V. Hoffnung, die wirkt

Liebe Gemeinde, Gedenken darf nicht in Trauer erstarren. Ostern ruft uns in die Bewegung der Hoffnung. Der leere Grabstein ist Gottes Protest gegen jeden Schlussstrich und jede Lüge. Unsere Märtyrer mahnen uns, die Wahrheit zu sprechen; Christus mahnt uns, den Hass nicht mit Hass zu beantworten.

Ich schließe mit drei Bitten:

  1. An die Politik: Verwirklichen Sie die Resolutionen, schützen Sie unsere MitbürgerInnen, stellen Sie sich klar gegen Armenophobie!

  2. An die internationale Gemeinschaft: Erzwingen Sie Verantwortung der Täter – denn ohne Gerechtigkeit bleibt Frieden Illusion.

  3. An uns alle: Pflegen wir Einheit in der Vielfalt, erzählen wir unseren Kindern die Wahrheit und leben wir aus der Hoffnung der Auferstehung.

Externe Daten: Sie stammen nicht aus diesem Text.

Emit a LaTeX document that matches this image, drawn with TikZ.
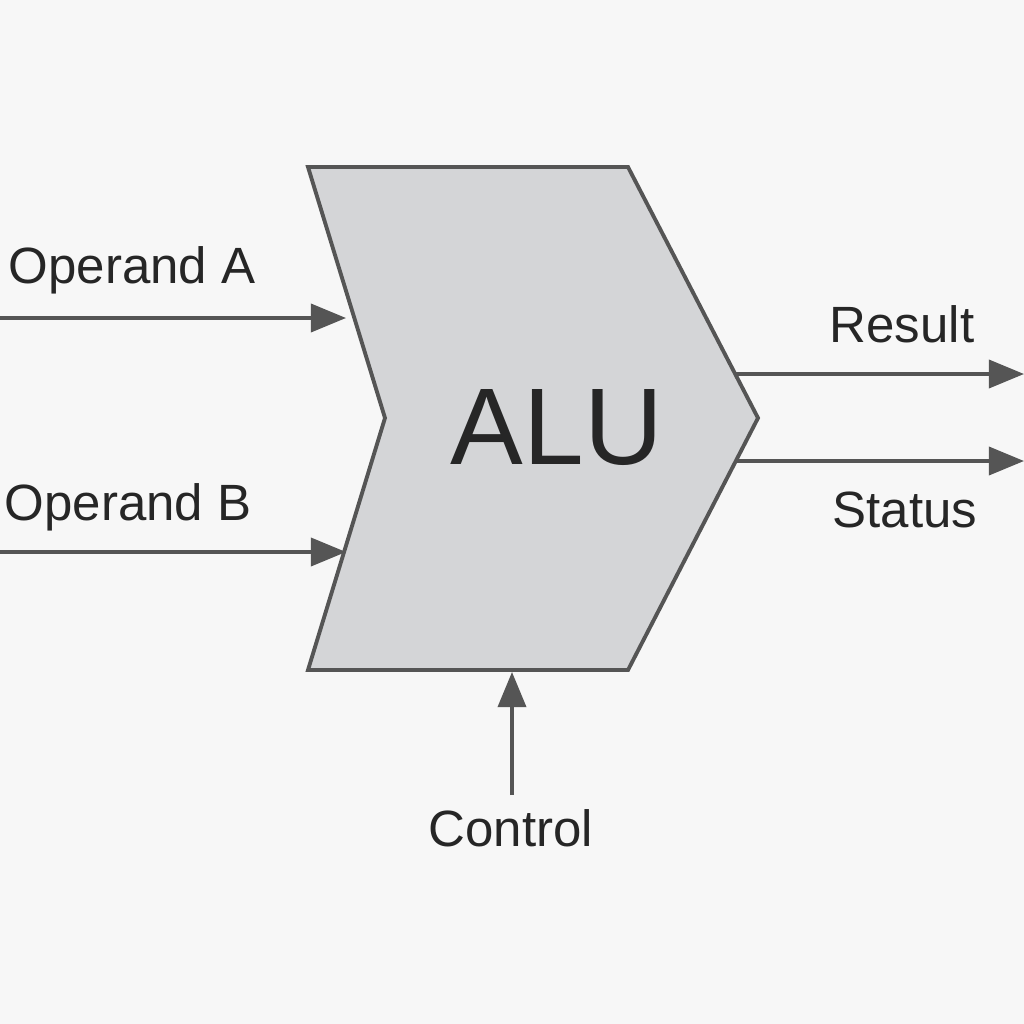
\documentclass[tikz,border=0pt]{standalone}
\usepackage{fontspec}
\setmainfont{Liberation Sans}
\usetikzlibrary{arrows.meta}
\definecolor{bgcol}{HTML}{F7F7F7}
\definecolor{alufill}{HTML}{D4D5D7}
\definecolor{linecol}{HTML}{555555}
\tikzset{
  sig/.style={draw=linecol, line width=1pt, -{Triangle[length=10pt,width=8pt]}},
  lbl/.style={font=\fontsize{14.5}{17}\selectfont, text=black!85},
}
\begin{document}
\begin{tikzpicture}[x=0.01cm,y=-0.01cm]
\useasboundingbox[fill=bgcol] (0,0) rectangle (1024,1024);
% body of the alu
\draw[fill=alufill, draw=linecol, line width=1.1pt, line join=miter]
  (308,167) -- (628,167) -- (758,418) -- (628,670) -- (308,670) -- (385,418) -- cycle;
\node[font=\fontsize{31}{36}\selectfont, text=black!85] (alu) at (557,428) {ALU};
% inputs
\coordinate (inA0) at (0,318);   \coordinate (inA1) at (346,318);
\coordinate (inB0) at (0,552);   \coordinate (inB1) at (346,552);
\coordinate (ctl0) at (512,795); \coordinate (ctl1) at (512,672);
\draw[sig] (inA0) -- (inA1);
\draw[sig] (inB0) -- (inB1);
\draw[sig] (ctl0) -- (ctl1);
% outputs
\coordinate (res0) at (736,374); \coordinate (res1) at (1024,374);
\coordinate (sta0) at (736,461); \coordinate (sta1) at (1024,461);
\draw[sig] (res0) -- (res1);
\draw[sig] (sta0) -- (sta1);
% labels
\node[lbl] (opA) at (132,270) {Operand A};
\node[lbl] (opB) at (128,507) {Operand B};
\node[lbl] (res) at (902,324) {Result};
\node[lbl] (sta) at (905,510) {Status};
\node[lbl] (ctl) at (511,828) {Control};
\end{tikzpicture}
\end{document}
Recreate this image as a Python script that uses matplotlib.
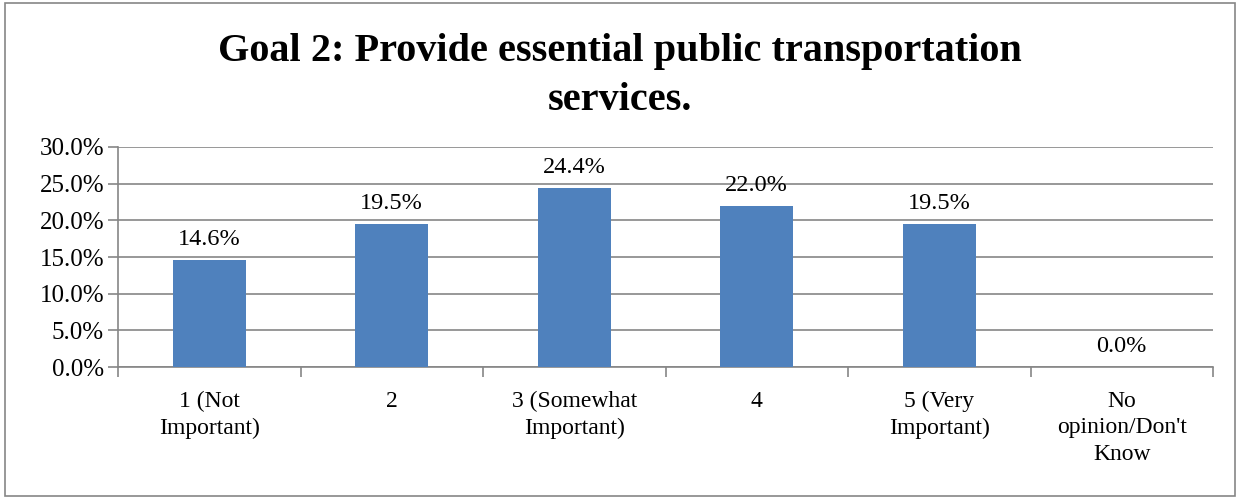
import matplotlib.pyplot as plt
from matplotlib.patches import Rectangle

categories = ["1 (Not\nImportant)", "2", "3 (Somewhat\nImportant)", "4",
              "5 (Very\nImportant)", "No\nopinion/Don't\nKnow"]
values = [14.6, 19.5, 24.4, 22.0, 19.5, 0.0]
yticks = [0, 5, 10, 15, 20, 25, 30]

plt.rcParams['font.family'] = ['Liberation Serif', 'DejaVu Serif']

fig = plt.figure(figsize=(12.39, 4.98), dpi=100)
ax = fig.add_axes([118 / 1239, 1 - 367 / 498, (1213 - 118) / 1239, 220 / 498])

x = list(range(len(values)))
ax.bar(x, values, width=0.4, color="#4f81bd", zorder=3)
for xi, v in zip(x, values):
    ax.annotate(f"{v:.1f}%", (xi, v), xytext=(0, 7), textcoords="offset points",
                ha="center", va="bottom", fontsize=17.5)

ax.set_xlim(-0.5, len(values) - 0.5)
ax.set_ylim(0, 30)
ax.set_yticks(yticks)
ax.set_yticklabels([f"{t:.1f}%" for t in yticks], fontsize=18)
ax.grid(axis="y", color="#868686", linewidth=1.2, zorder=0)
ax.tick_params(axis="y", length=7, color="#868686", width=1.2, pad=3)

ax.set_xticks([i - 0.5 for i in range(len(values) + 1)])
ax.set_xticklabels([])
ax.tick_params(axis="x", length=7, color="#868686", width=1.2)
for xi, lab in zip(x, categories):
    ax.text(xi, -3.3, lab, ha="center", va="top", fontsize=17, linespacing=1.33)

for side in ["top", "right"]:
    ax.spines[side].set_visible(False)
for side in ["left", "bottom"]:
    ax.spines[side].set_color("#868686")
    ax.spines[side].set_linewidth(1.2)

fig.text(0.5, 1 - 76 / 498, "Goal 2: Provide essential public transportation\nservices.",
         ha="center", va="center", fontsize=29, fontweight="bold", linespacing=1.45)

fig.patches.append(Rectangle((5 / 1239, 2 / 498), 1230 / 1239, 493 / 498,
                             transform=fig.transFigure, fill=False,
                             edgecolor="#868686", linewidth=1.2))

fig.savefig("out.png", dpi=100)
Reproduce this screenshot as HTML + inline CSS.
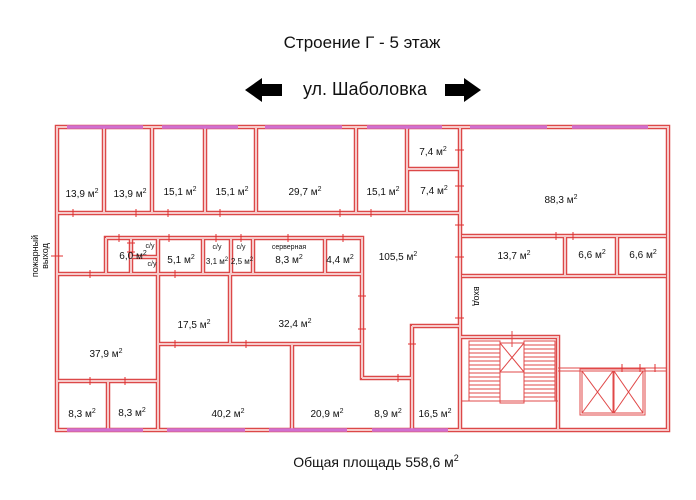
<!DOCTYPE html>
<html><head><meta charset="utf-8"><style>
html,body{margin:0;padding:0;background:#fff;width:696px;height:500px;overflow:hidden}
svg{display:block}
text{font-family:"Liberation Sans",Arial,sans-serif;fill:#111}
.w{stroke:#dc4848;stroke-width:4.5;fill:none;stroke-linecap:square}
.wi{stroke:#f6caca;stroke-width:2;fill:none;stroke-linecap:butt}
.t{stroke:#e04848;stroke-width:1;fill:none}
</style></head><body>
<svg width="696" height="500" viewBox="0 0 696 500" xmlns="http://www.w3.org/2000/svg">
<defs>
<path id="walls" fill="none" d="M57,127 H668 V430 H57 Z
M57,213 H459 M104,127 V213 M152,127 V213 M205,127 V213 M256,127 V213 M356,127 V213 M407,127 V213 M407,169 H459 M460,127 V430
M462,236 H666 M565,236 V275 M617,236 V275 M462,276 H666
M106,238 H362 V378 M106,238 V274 M57,274 H362 M158,238 V430 M203,238 V274 M231,238 V274 M253,238 V274 M325,238 V274 M131,238 V274 M131,257 H158
M230,274 V344 M158,344 H362 M57,381 H158 M108,381 V430 M292,344 V430
M362,378 H412 V430 M412,326 H460 M412,326 V378
M461,337 H558 V430"/>
</defs>
<text x="362" y="48" font-size="17" text-anchor="middle">Строение Г - 5 этаж</text>
<polygon points="245,90 262,78 262,84 282,84 282,96 262,96 262,102" fill="#000"/>
<polygon points="481,90 464,78 464,84 445,84 445,96 464,96 464,102" fill="#000"/>
<text x="365" y="95" font-size="18" text-anchor="middle">ул. Шаболовка</text>
<text x="376" y="467" font-size="14" text-anchor="middle">Общая площадь 558,6 м<tspan font-size="9" dy="-6">2</tspan></text>
<text transform="translate(38,256) rotate(-90)" font-size="9" text-anchor="middle">пожарный</text>
<text transform="translate(48,256) rotate(-90)" font-size="9" text-anchor="middle">выход</text>
<text transform="translate(474,296) rotate(90)" font-size="9" text-anchor="middle">вход</text>

<use href="#walls" class="w"/>
<use href="#walls" class="wi"/>

<g stroke="#d070d0" stroke-width="3.5">
<line x1="67" y1="127" x2="143" y2="127"/><line x1="162" y1="127" x2="238" y2="127"/><line x1="265" y1="127" x2="342" y2="127"/>
<line x1="367" y1="127" x2="442" y2="127"/><line x1="470" y1="127" x2="547" y2="127"/><line x1="572" y1="127" x2="648" y2="127"/>
<line x1="67" y1="430" x2="143" y2="430"/><line x1="167" y1="430" x2="245" y2="430"/><line x1="269" y1="430" x2="347" y2="430"/><line x1="372" y1="430" x2="448" y2="430"/>
</g>

<g class="t">
<rect x="469" y="341" width="31" height="60"/><rect x="500" y="343" width="24" height="60"/><rect x="524" y="341" width="31" height="60"/>
<line x1="500" y1="343" x2="524" y2="372"/><line x1="524" y1="343" x2="500" y2="372"/><line x1="500" y1="372" x2="524" y2="372"/>
<line x1="461" y1="401" x2="558" y2="401"/><line x1="512" y1="331" x2="512" y2="347"/>
<path d="M469,345H500M469,349H500M469,353H500M469,357H500M469,361H500M469,365H500M469,369H500M469,373H500M469,377H500M469,381H500M469,385H500M469,389H500M469,393H500M469,397H500
M524,345H555M524,349H555M524,353H555M524,357H555M524,361H555M524,365H555M524,369H555M524,373H555M524,377H555M524,381H555M524,385H555M524,389H555M524,393H555M524,397H555"/>
<line x1="558" y1="368" x2="666" y2="368"/><line x1="558" y1="371" x2="666" y2="371"/>
<rect x="582" y="371" width="31" height="42"/><rect x="614" y="371" width="29" height="42"/><rect x="580" y="369" width="65" height="46"/>
<line x1="582" y1="371" x2="613" y2="413"/><line x1="613" y1="371" x2="582" y2="413"/>
<line x1="614" y1="371" x2="643" y2="413"/><line x1="643" y1="371" x2="614" y2="413"/>
</g>

<g stroke="#e03030" stroke-width="1">
<path d="M73,209v8M136,209v8M168,209v8M220,209v8M340,209v8M371,209v8M455,150h9M455,186h9M455,225h9M455,257h9M455,318h9M51,256h12M119,234v8M169,234v8M216,234v8M241,234v8M288,234v8M343,234v8M90,270v8M175,270v8M90,377v8M125,377v8M175,340v8M246,340v8M358,329h8M358,296h8M398,374v8M408,344h8M556,232v8M573,232v8M622,364v8M640,364v8M655,364v8M127,243h8M127,252h8"/>
</g>

<g font-size="10">
<text x="82" y="197" text-anchor="middle">13,9 м<tspan font-size="7" dy="-4">2</tspan></text>
<text x="130" y="197" text-anchor="middle">13,9 м<tspan font-size="7" dy="-4">2</tspan></text>
<text x="180" y="195" text-anchor="middle">15,1 м<tspan font-size="7" dy="-4">2</tspan></text>
<text x="232" y="195" text-anchor="middle">15,1 м<tspan font-size="7" dy="-4">2</tspan></text>
<text x="305" y="195" text-anchor="middle">29,7 м<tspan font-size="7" dy="-4">2</tspan></text>
<text x="383" y="195" text-anchor="middle">15,1 м<tspan font-size="7" dy="-4">2</tspan></text>
<text x="433" y="155" text-anchor="middle">7,4 м<tspan font-size="7" dy="-4">2</tspan></text>
<text x="434" y="194" text-anchor="middle">7,4 м<tspan font-size="7" dy="-4">2</tspan></text>
<text x="561" y="203" text-anchor="middle">88,3 м<tspan font-size="7" dy="-4">2</tspan></text>
<text x="514" y="259" text-anchor="middle">13,7 м<tspan font-size="7" dy="-4">2</tspan></text>
<text x="592" y="258" text-anchor="middle">6,6 м<tspan font-size="7" dy="-4">2</tspan></text>
<text x="643" y="258" text-anchor="middle">6,6 м<tspan font-size="7" dy="-4">2</tspan></text>
<text x="398" y="260" text-anchor="middle">105,5 м<tspan font-size="7" dy="-4">2</tspan></text>
<text x="133" y="259" text-anchor="middle">6,0 м<tspan font-size="7" dy="-4">2</tspan></text>
<text x="181" y="263" text-anchor="middle">5,1 м<tspan font-size="7" dy="-4">2</tspan></text>
<text x="217" y="264" text-anchor="middle" font-size="8">3,1 м<tspan font-size="6" dy="-3">2</tspan></text>
<text x="242" y="264" text-anchor="middle" font-size="8">2,5 м<tspan font-size="6" dy="-3">2</tspan></text>
<text x="289" y="263" text-anchor="middle">8,3 м<tspan font-size="7" dy="-4">2</tspan></text>
<text x="340" y="263" text-anchor="middle">4,4 м<tspan font-size="7" dy="-4">2</tspan></text>
<text x="106" y="357" text-anchor="middle">37,9 м<tspan font-size="7" dy="-4">2</tspan></text>
<text x="194" y="328" text-anchor="middle">17,5 м<tspan font-size="7" dy="-4">2</tspan></text>
<text x="295" y="327" text-anchor="middle">32,4 м<tspan font-size="7" dy="-4">2</tspan></text>
<text x="82" y="417" text-anchor="middle">8,3 м<tspan font-size="7" dy="-4">2</tspan></text>
<text x="132" y="416" text-anchor="middle">8,3 м<tspan font-size="7" dy="-4">2</tspan></text>
<text x="228" y="417" text-anchor="middle">40,2 м<tspan font-size="7" dy="-4">2</tspan></text>
<text x="327" y="417" text-anchor="middle">20,9 м<tspan font-size="7" dy="-4">2</tspan></text>
<text x="388" y="417" text-anchor="middle">8,9 м<tspan font-size="7" dy="-4">2</tspan></text>
<text x="435" y="417" text-anchor="middle">16,5 м<tspan font-size="7" dy="-4">2</tspan></text>
</g>
<g font-size="7">
<text x="150" y="248" text-anchor="middle">с/у</text>
<text x="152" y="266" text-anchor="middle">с/у</text>
<text x="217" y="249" text-anchor="middle">с/у</text>
<text x="241" y="249" text-anchor="middle">с/у</text>
<text x="289" y="249" text-anchor="middle">серверная</text>
</g>
</svg>
</body></html>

Doch diese Hoffnung entbindet die Politik nicht von ihrer Verantwortung. Im Gegenteil: Sie fordert sie heraus, der prophetischen Dimension der Gerechtigkeit gerecht zu werden. Dietrich Bonhoeffer formulierte es so: „Es gibt keinen Weg zum Frieden auf dem Weg der Sicherheit. Denn Friede muss gewagt werden.“

So wagen auch wir heute, den Frieden zu fordern – aber einen Frieden, der auf Wahrheit und Gerechtigkeit beruht, nicht auf dem Verschweigen von Verbrechen. Einen Frieden, der die Würde der Opfer achtet und die Verantwortung der Täter einfordert. Einen Frieden, wie ihn der Prophet Jesaja beschreibt: „Das Werk der Gerechtigkeit wird Friede sein“ (Jes 32,17).

In diesem Sinne reichen wir der Politik die Hand – nicht zur schweigenden Komplizenschaft, sondern zur mutigen Zusammenarbeit im Dienst der Wahrheit und der Versöhnung. Möge Gott uns allen die Kraft geben, den unbequemen, aber notwendigen Weg der Gerechtigkeit zu gehen. Amen.